Migrating data from on-premises locations to the cloud isn't without its challenges, but those challenges increase drastically when you're talking about hundreds of terabytes, or even petabytes, of data. For one thing, migrations involving that much data can take a long time, making it difficult to ensure that the migrated data volumes are fully and completely transferred and synced. Large data migrations also can cause temporary spurts of downtime with on-premises applications during the process.
"Even if you have great system that works fast and has low latency, moving petabytes of data just takes time," said Merv Adrian, a Gartner analyst. "If the system is in use during the migration, you can't just shut it down. Changes are being made to the data, and you will lose those changes or you'll have to build a very complex system of capturing and applying changes that are made while the transition goes on."
The larger the scale of the data migration, the more opportunity for issues along the way. Daud Khan, a vice president at WANdisco, puts it this way: At gigabyte scale, typical outages can range from minutes to a few days, but at larger scales, outages could reach weeks or months.

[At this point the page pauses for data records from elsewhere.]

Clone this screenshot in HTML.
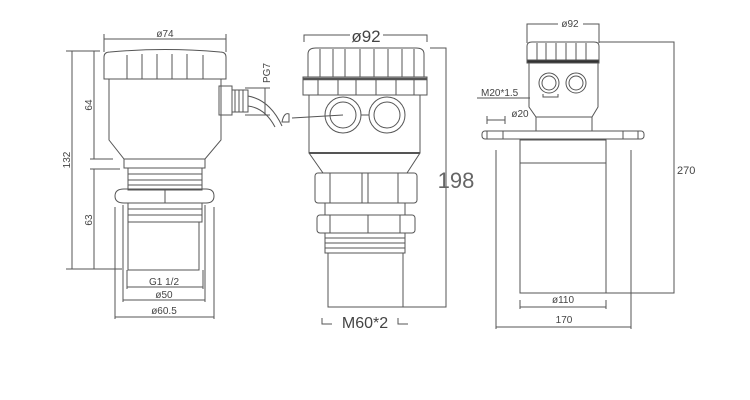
<!DOCTYPE html>
<html><head><meta charset="utf-8"><style>
html,body{margin:0;padding:0;background:#fff;width:750px;height:400px;overflow:hidden}
svg{display:block}
text{font-family:"Liberation Sans",sans-serif;fill:#444}
</style></head><body>
<svg width="750" height="400" viewBox="0 0 750 400" xmlns="http://www.w3.org/2000/svg">
<g fill="none" stroke="#555" stroke-width="1">
<!-- ===== Drawing 1 ===== -->
<line x1="104" y1="39" x2="226" y2="39"/><line x1="104" y1="34" x2="104" y2="52"/><line x1="226" y1="34" x2="226" y2="52"/>
<path d="M104 57 Q104 52 110 52 Q165 47 220 52 Q226 52 226 57 L226 79 L104 79 Z"/>
<path d="M127 55V79M142 54V79M157 54V79M172 54V79M187 54V79M203 55V79"/>
<path d="M109 79 L109 140 L124 159 L205 159 L221 140 L221 79"/>
<rect x="124" y="159" width="81" height="9"/>
<rect x="128" y="168" width="74" height="22"/>
<path d="M128 174H202M128 180H202M128 185H202"/>
<path d="M115 196 Q115 189 124 189 L206 189 Q214 189 214 196 Q214 203 206 203 L124 203 Q115 203 115 196 Z"/>
<line x1="165" y1="189" x2="165" y2="203"/>
<rect x="128" y="203" width="74" height="19"/>
<path d="M128 209H202M128 215H202"/>
<rect x="128" y="222" width="71" height="48"/>
<rect x="219" y="86" width="13" height="29"/>
<rect x="232" y="90" width="16" height="22"/>
<path d="M235 90V112M239 90V112M243 90V112"/>
<path d="M248 96 Q270 100 282 126 M248 106 Q265 108 275 127"/>
<line x1="245" y1="88" x2="270" y2="88"/><line x1="245" y1="115" x2="270" y2="115"/><line x1="265" y1="88" x2="265" y2="115"/>
<line x1="72" y1="51" x2="72" y2="269"/><line x1="66" y1="51" x2="100" y2="51"/><line x1="66" y1="269" x2="122" y2="269"/>
<line x1="94" y1="51" x2="94" y2="159"/><line x1="94" y1="169" x2="94" y2="269"/>
<line x1="90" y1="159" x2="113" y2="159"/><line x1="90" y1="169" x2="120" y2="169"/>
<line x1="127" y1="287" x2="203" y2="287"/><line x1="127" y1="270" x2="127" y2="289"/><line x1="203" y1="270" x2="203" y2="289"/>
<line x1="123" y1="300" x2="205" y2="300"/><line x1="123" y1="205" x2="123" y2="302"/><line x1="205" y1="205" x2="205" y2="302"/>
<line x1="115" y1="317" x2="214" y2="317"/><line x1="115" y1="207" x2="115" y2="319"/><line x1="214" y1="207" x2="214" y2="319"/>
<!-- ===== Drawing 2 ===== -->
<path d="M304 42V35H350M383 35H427V42"/>
<path d="M308 77 L308 54 Q308 48 316 48 L416 48 Q424 48 424 54 L424 77"/>
<path d="M320 49V77M333 49V77M345 49V77M360 49V77M374 49V77M388 49V77M402 49V77M414 49V77"/>
<rect x="303" y="77" width="124" height="18"/>
<line x1="303" y1="79" x2="427" y2="79" stroke-width="2.5"/>
<path d="M318 80V95M338 80V95M356 80V95M376 80V95M396 80V95M414 80V95"/>
<path d="M309 95V153H420V95"/>
<line x1="309" y1="153" x2="420" y2="153" stroke-width="2"/>
<circle cx="343" cy="115" r="18"/><circle cx="343" cy="115" r="13"/>
<circle cx="387" cy="115" r="18"/><circle cx="387" cy="115" r="13"/>
<line x1="361" y1="115" x2="369" y2="115"/>
<path d="M309 153 L323 173 M420 153 L407 173"/>
<rect x="315" y="173" width="102" height="30" rx="3"/>
<path d="M330 173V203M362 173V203M368 173V203M398 173V203"/>
<rect x="325" y="203" width="80" height="12"/>
<rect x="317" y="215" width="98" height="18" rx="3"/>
<path d="M330 215V233M368 215V233M400 215V233"/>
<rect x="325" y="233" width="80" height="20"/>
<path d="M325 238H405M325 243H405M325 248H405"/>
<rect x="328" y="253" width="75" height="54"/>
<line x1="292" y1="118" x2="343" y2="115"/>
<path d="M282 122 Q284 112 289 114 L289 122 Z"/>
<path d="M430 48H446V307H395"/>
<path d="M322 318V324H332M398 318V324H408"/>
<!-- ===== Drawing 3 ===== -->
<path d="M527 43V24H558M583 24H599V43"/>
<path d="M527 60V46Q527 42 532 42H594Q599 42 599 46V60"/>
<path d="M537 43V60M546 43V60M556 43V60M566 43V60M576 43V60M586 43V60"/>
<rect x="527" y="60" width="72" height="3" fill="#333"/>
<path d="M529 63V107L536 117H592L598 107V63"/>
<circle cx="549" cy="83" r="10"/><circle cx="549" cy="83" r="7"/>
<circle cx="576" cy="83" r="10"/><circle cx="576" cy="83" r="7"/>
<path d="M543 94V97H558V94"/>
<line x1="477" y1="98" x2="530" y2="98"/>
<rect x="536" y="117" width="56" height="14"/>
<rect x="482" y="131" width="162" height="8" rx="3"/>
<path d="M487 131V139M503 131V139M623 131V139M638 131V139"/>
<path d="M487 120H505M487 116V124M505 116V124"/>
<rect x="520" y="140" width="86" height="153"/>
<line x1="520" y1="163" x2="606" y2="163"/>
<path d="M599 42H674V293H606"/>
<line x1="520" y1="307" x2="606" y2="307"/><line x1="520" y1="300" x2="520" y2="309"/><line x1="606" y1="300" x2="606" y2="309"/>
<line x1="496" y1="150" x2="496" y2="329"/><line x1="631" y1="150" x2="631" y2="329"/><line x1="496" y1="327" x2="631" y2="327"/>
</g>
<!-- Text -->
<text x="165" y="37" font-size="10" text-anchor="middle">ø74</text>
<text transform="translate(92,105) rotate(-90)" font-size="10" text-anchor="middle">64</text>
<text transform="translate(92,220) rotate(-90)" font-size="10" text-anchor="middle">63</text>
<text transform="translate(70,160) rotate(-90)" font-size="10" text-anchor="middle">132</text>
<text transform="translate(270,73) rotate(-90)" font-size="10" text-anchor="middle">PG7</text>
<text x="164" y="285" font-size="10" text-anchor="middle">G1 1/2</text>
<text x="164" y="298" font-size="10" text-anchor="middle">ø50</text>
<text x="164" y="314" font-size="10" text-anchor="middle">ø60.5</text>
<text x="366" y="42" font-size="17" text-anchor="middle">ø92</text>
<text x="456" y="188" font-size="22" text-anchor="middle" style="fill:#666">198</text>
<text x="365" y="328" font-size="16" text-anchor="middle">M60*2</text>
<text x="570" y="27" font-size="10" text-anchor="middle">ø92</text>
<text x="481" y="96" font-size="10">M20*1.5</text>
<text x="520" y="117" font-size="10" text-anchor="middle">ø20</text>
<text x="677" y="174" font-size="11">270</text>
<text x="563" y="303" font-size="10" text-anchor="middle">ø110</text>
<text x="564" y="323" font-size="10" text-anchor="middle">170</text>
</svg>
</body></html>
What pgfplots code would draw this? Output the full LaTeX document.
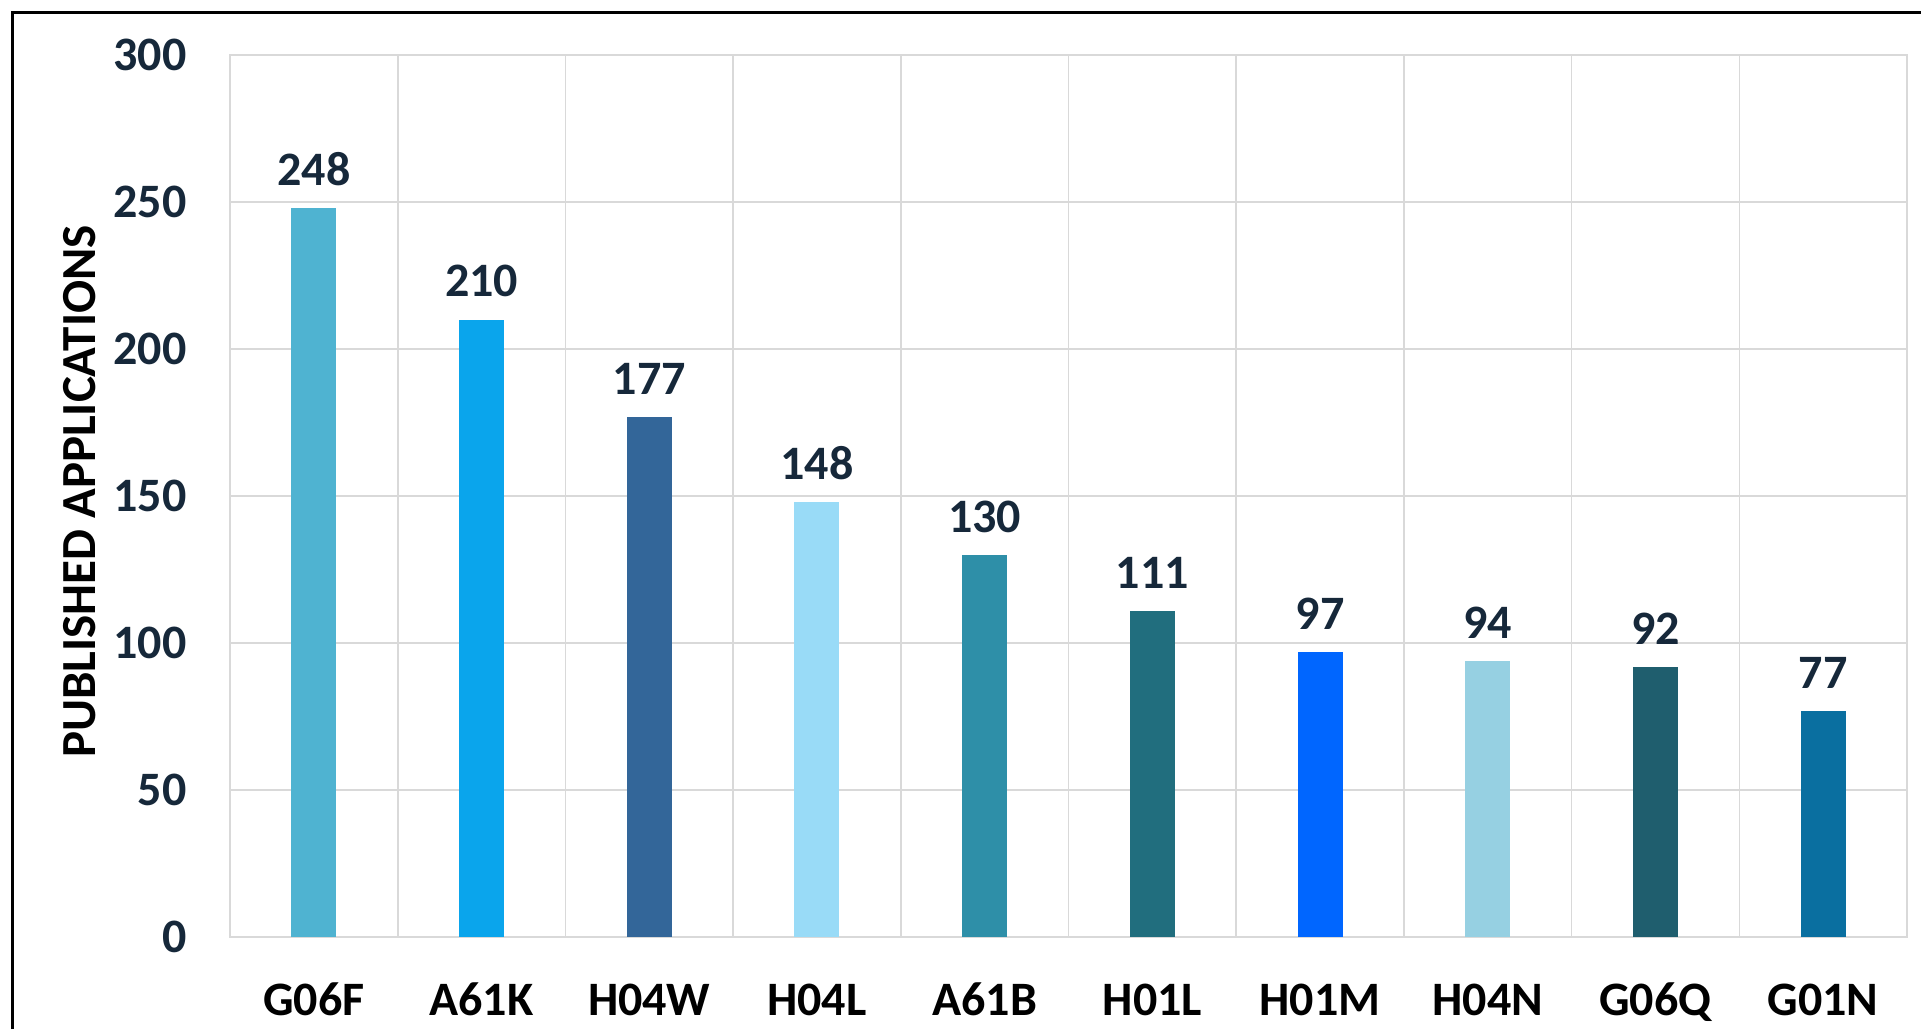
\documentclass[border=0pt]{standalone}
\usepackage{pgfplots}
\pgfplotsset{compat=1.18}
\usepackage{fontspec}
\setmainfont{Carlito}
\definecolor{navy}{HTML}{16283A}
\definecolor{gridc}{HTML}{D9D9D9}
\definecolor{c0}{HTML}{4FB3D1}
\definecolor{c1}{HTML}{0AA5EC}
\definecolor{c2}{HTML}{336699}
\definecolor{c3}{HTML}{99DBF7}
\definecolor{c4}{HTML}{2E8FA8}
\definecolor{c5}{HTML}{216E7E}
\definecolor{c6}{HTML}{0066FF}
\definecolor{c7}{HTML}{96D0E2}
\definecolor{c8}{HTML}{1F5E6E}
\definecolor{c9}{HTML}{0A6FA0}
\begin{document}
\begin{tikzpicture}
\begin{axis}[
  at={(0,0)}, anchor=south west,
  scale only axis, width=838.5pt, height=441pt,
  xmin=-0.5, xmax=9.5, ymin=0, ymax=300,
  ytick={0,50,...,300},
  xtick={0,...,9},
  xticklabels={G06F,A61K,H04W,H04L,A61B,H01L,H01M,H04N,G06Q,G01N},
  minor xtick={0.5,1.5,...,8.5},
  xminorgrids, ymajorgrids,
  grid style={gridc, line width=0.8pt},
  minor grid style={gridc, line width=0.8pt},
  axis line style={gridc, line width=0.8pt},
  major tick length=0pt, minor tick length=0pt,
  tick style={draw=none},
  /pgf/number format/assume math mode=true,
  font=\bfseries\fontsize{24}{28}\selectfont,
  yticklabel style={anchor=east, inner sep=0pt, xshift=-21.5pt, text=navy, font=\bfseries\fontsize{24}{28}\selectfont},
  xticklabel style={anchor=base, inner sep=0pt, yshift=-39pt, text=black, font=\bfseries\fontsize{24}{28}\selectfont},
  ylabel={PUBLISHED APPLICATIONS},
  ylabel style={font=\bfseries\fontsize{24.5}{28}\selectfont, text=black, at={(axis description cs:-0.0894,0.505)}, anchor=center},
  nodes near coords,
  nodes near coords style={anchor=south, inner sep=0pt, yshift=11pt, text=navy, font=\bfseries\fontsize{24}{28}\selectfont},
  every axis plot/.append style={ybar, bar width=22.5pt, draw=none, bar shift=0pt},
]
\addplot[fill=c0] coordinates {(0,248)};
\addplot[fill=c1] coordinates {(1,210)};
\addplot[fill=c2] coordinates {(2,177)};
\addplot[fill=c3] coordinates {(3,148)};
\addplot[fill=c4] coordinates {(4,130)};
\addplot[fill=c5] coordinates {(5,111)};
\addplot[fill=c6] coordinates {(6,97)};
\addplot[fill=c7] coordinates {(7,94)};
\addplot[fill=c8] coordinates {(8,92)};
\addplot[fill=c9] coordinates {(9,77)};
\end{axis}
\draw[black, line width=1.5pt] (-108.5pt,-46pt) -- (-108.5pt,462pt) -- (845.5pt,462pt);
\pgfresetboundingbox
\path[use as bounding box] (-115pt,-46pt) rectangle (845.5pt,468.5pt);
\end{tikzpicture}
\end{document}
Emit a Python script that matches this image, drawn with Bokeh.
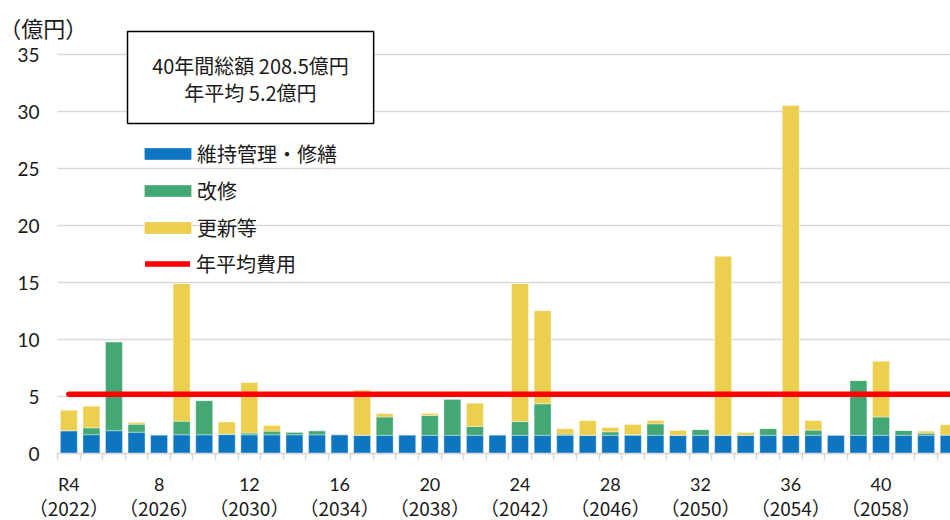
from bokeh.plotting import figure
from bokeh.models import (ColumnDataSource, FixedTicker, LinearAxis, Legend, LegendItem,
                          BoxAnnotation, Label, Range1d)
from bokeh.embed import file_html
from bokeh.resources import INLINE

# ---------------- data ----------------
reiwa = [4, 5, 6, 7, 8, 9, 10, 11, 12, 13, 14, 15, 16, 17, 18, 19, 20, 21, 22, 23,
         24, 25, 26, 27, 28, 29, 30, 31, 32, 33, 34, 35, 36, 37, 38, 39, 40, 41, 42, 43]

tick_years = [4, 8, 12, 16, 20, 24, 28, 32, 36, 40]
tick_labels = ["R4", "8", "12", "16", "20", "24", "28", "32", "36", "40"]
western_labels = ["（2022）", "（2026）", "（2030）", "（2034）", "（2038）",
                  "（2042）", "（2046）", "（2050）", "（2054）", "（2058）"]

maintenance = [2.0, 1.65, 2.0, 1.87, 1.64, 1.64, 1.64, 1.66, 1.64, 1.64,
               1.64, 1.64, 1.64, 1.6, 1.6, 1.64, 1.6, 1.6, 1.6, 1.64,
               1.6, 1.6, 1.6, 1.6, 1.6, 1.6, 1.6, 1.6, 1.6, 1.6,
               1.6, 1.6, 1.6, 1.6, 1.62, 1.6, 1.6, 1.6, 1.6, 1.62]
renovation = [0.0, 0.6, 7.8, 0.7, 0.0, 1.2, 3.0, 0.05, 0.15, 0.32,
              0.23, 0.36, 0.05, 0.0, 1.6, 0.0, 1.73, 3.17, 0.77, 0.0,
              1.2, 2.76, 0.1, 0.0, 0.3, 0.06, 1.0, 0.0, 0.5, 0.0,
              0.0, 0.59, 0.0, 0.45, 0.0, 4.8, 1.6, 0.42, 0.18, 0.0]
renewal = [1.8, 1.9, 0.0, 0.15, 0.0, 12.06, 0.0, 1.05, 4.44, 0.5,
           0.0, 0.0, 0.0, 3.95, 0.3, 0.0, 0.17, 0.0, 2.04, 0.0,
           12.1, 8.16, 0.47, 1.29, 0.38, 0.88, 0.29, 0.42, 0.0, 15.7,
           0.24, 0.0, 28.93, 0.84, 0.0, 0.0, 4.9, 0.0, 0.18, 0.9]

annual_avg = 5.2
y_ticks = [0, 5, 10, 15, 20, 25, 30, 35]

series_keys = ["maintenance", "renovation", "renewal"]
series_names = ["維持管理・修繕", "改修", "更新等"]
avg_name = "年平均費用"
series_colors = ["#0E76C0", "#43A873", "#ECCF4E"]
avg_color = "#FF0000"
unit_text = "（億円）"
box_lines = ["40年間総額 208.5億円", "年平均 5.2億円"]

# ---------------- figure ----------------
JP = "Noto Sans CJK JP"
NUM = "Lato"
GRID = "#D9D9D9"
TXT = "#1A1A1A"

x_start = reiwa[0] - 0.5          # left edge of the category area
x_end = reiwa[-1] + 0.5

src = ColumnDataSource(dict(x=reiwa, maintenance=maintenance,
                            renovation=renovation, renewal=renewal))

# frame covers the whole canvas; axes are drawn at fixed data locations
p = figure(width=950, height=520, output_backend="svg", toolbar_location=None,
           x_range=Range1d(0.97, 43.08), y_range=Range1d(-5.877, 39.737),
           x_axis_location=None, y_axis_location="left",
           min_border_left=0, min_border_right=0, min_border_top=0, min_border_bottom=0)
p.outline_line_color = None
p.background_fill_color = "white"
p.xgrid.visible = False
p.ygrid.visible = False

# y axis drawn at the left edge of the category area
yax = p.yaxis[0]
yax.fixed_location = x_start
yax.ticker = FixedTicker(ticks=y_ticks)
yax.axis_line_color = None
yax.major_tick_line_color = None
yax.minor_tick_line_color = None
yax.major_tick_out = 0
yax.major_tick_in = 0
yax.major_label_standoff = 18
yax.major_label_text_font = NUM
yax.major_label_text_font_size = "19px"
yax.major_label_text_color = TXT

# horizontal gridlines (only over the category area)
p.segment(x0=[x_start] * len(y_ticks), x1=[x_end] * len(y_ticks), y0=y_ticks, y1=y_ticks,
          line_color=GRID, line_width=1.5)

# bars
bar_renderers = p.vbar_stack(series_keys, x="x", width=0.75, color=series_colors,
                             line_color="white", line_alpha=0.45, line_width=0.8,
                             source=src)

# average line
avg_r = p.line(x=[reiwa[0], x_end + 1], y=[annual_avg, annual_avg],
               line_color=avg_color, line_width=5.5, line_cap="round")

# x axes (fixed at y = 0)
boundaries = [r - 0.5 for r in reiwa] + [x_end]
ax1 = LinearAxis(ticker=FixedTicker(ticks=tick_years, minor_ticks=boundaries),
                 major_label_overrides=dict(zip(tick_years, tick_labels)),
                 bounds=(x_start, x_end), fixed_location=0)
ax1.axis_line_color = GRID
ax1.axis_line_width = 1.5
ax1.major_tick_line_color = None
ax1.major_tick_out = 0
ax1.major_tick_in = 0
ax1.minor_tick_line_color = GRID
ax1.minor_tick_line_width = 1.5
ax1.minor_tick_out = 7
ax1.minor_tick_in = 0
ax1.major_label_standoff = 12
ax1.major_label_text_font = NUM
ax1.major_label_text_font_size = "18px"
ax1.major_label_text_color = TXT

ax2 = LinearAxis(ticker=FixedTicker(ticks=tick_years),
                 major_label_overrides=dict(zip(tick_years, western_labels)),
                 bounds=(x_start, x_end), fixed_location=0)
ax2.axis_line_color = None
ax2.major_tick_line_color = None
ax2.minor_tick_line_color = None
ax2.major_tick_out = 0
ax2.major_tick_in = 0
ax2.major_label_standoff = 40
ax2.major_label_text_font = JP
ax2.major_label_text_font_size = "19px"
ax2.major_label_text_color = TXT

p.add_layout(ax1, "below")
p.add_layout(ax2, "below")

# summary box
box = BoxAnnotation(left=6.60, right=17.51, bottom=28.95, top=37.02,
                    fill_color="white", fill_alpha=1.0,
                    line_color="black", line_alpha=1.0, line_width=1.5)
p.add_layout(box)
p.add_layout(Label(x=12.05, y=34.04, text=box_lines[0], text_align="center",
                   text_baseline="middle", text_font=JP, text_font_size="20px",
                   text_color=TXT))
p.add_layout(Label(x=12.05, y=31.67, text=box_lines[1], text_align="center",
                   text_baseline="middle", text_font=JP, text_font_size="20px",
                   text_color=TXT))

# unit label
p.add_layout(Label(x=2.86, y=37.45, text=unit_text, text_align="center",
                   text_baseline="middle", text_font=JP, text_font_size="22px",
                   text_color=TXT))

# legends: bar swatches and the average line
bar_items = [LegendItem(label=n, renderers=[r]) for n, r in zip(series_names, bar_renderers)]
legend_bars = Legend(items=bar_items, location=(138, 278.5), orientation="vertical",
                     glyph_width=59, glyph_height=15, label_height=29, spacing=8,
                     padding=0, margin=0, border_line_color=None, background_fill_alpha=0,
                     label_text_font=JP, label_text_font_size="20px", label_standoff=0,
                     label_text_color=TXT)
legend_line = Legend(items=[LegendItem(label=avg_name, renderers=[avg_r])],
                     location=(145, 242.5), orientation="vertical",
                     glyph_width=45, glyph_height=15, label_height=29, spacing=8,
                     padding=0, margin=0, border_line_color=None, background_fill_alpha=0,
                     label_text_font=JP, label_text_font_size="20px", label_standoff=6,
                     label_text_color=TXT)
p.add_layout(legend_bars)
p.add_layout(legend_line)

open("out.html", "w").write(file_html(p, INLINE))
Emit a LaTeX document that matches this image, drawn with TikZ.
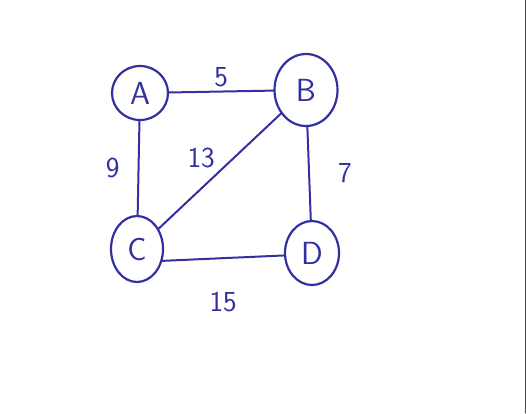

In addition, unstructured data on premises is mainly stored as Hadoop data, but when moving that data to the cloud, the data must either move to an object data store like AWS S3 or a hierarchical storage technology. This type of move can cause all types of complications.
WANdisco says it has a better way. The company's new LiveData Migrator takes an automated approach using a Hadoop-to-Hadoop migration method. This allows large amounts of data to be moved to the cloud without disrupting business operations or risking data loss. It also allows applications to continue modifying a source system's data without causing issues between the source and the target.
To ensure that data stays in sync, LiveData Migrator uses single-scan technology that scans the data only once. It then uses information provided by the Hadoop name node to notify of any changes in the cluster, which LiveData Migrator then pushes to the destination zone. This allows applications to continue running during migrations without disruption.
While this capability isn't necessary for smaller data migrations, Adrian said it makes senses for very large migrations.
"It takes a lot of time, effort, management and disruption to try to manage all of it yourself," he said. "You would have to develop, tune and specialize new scripts, which is risky, and you're only likely to use it once or twice. That doesn't make a lot of sense."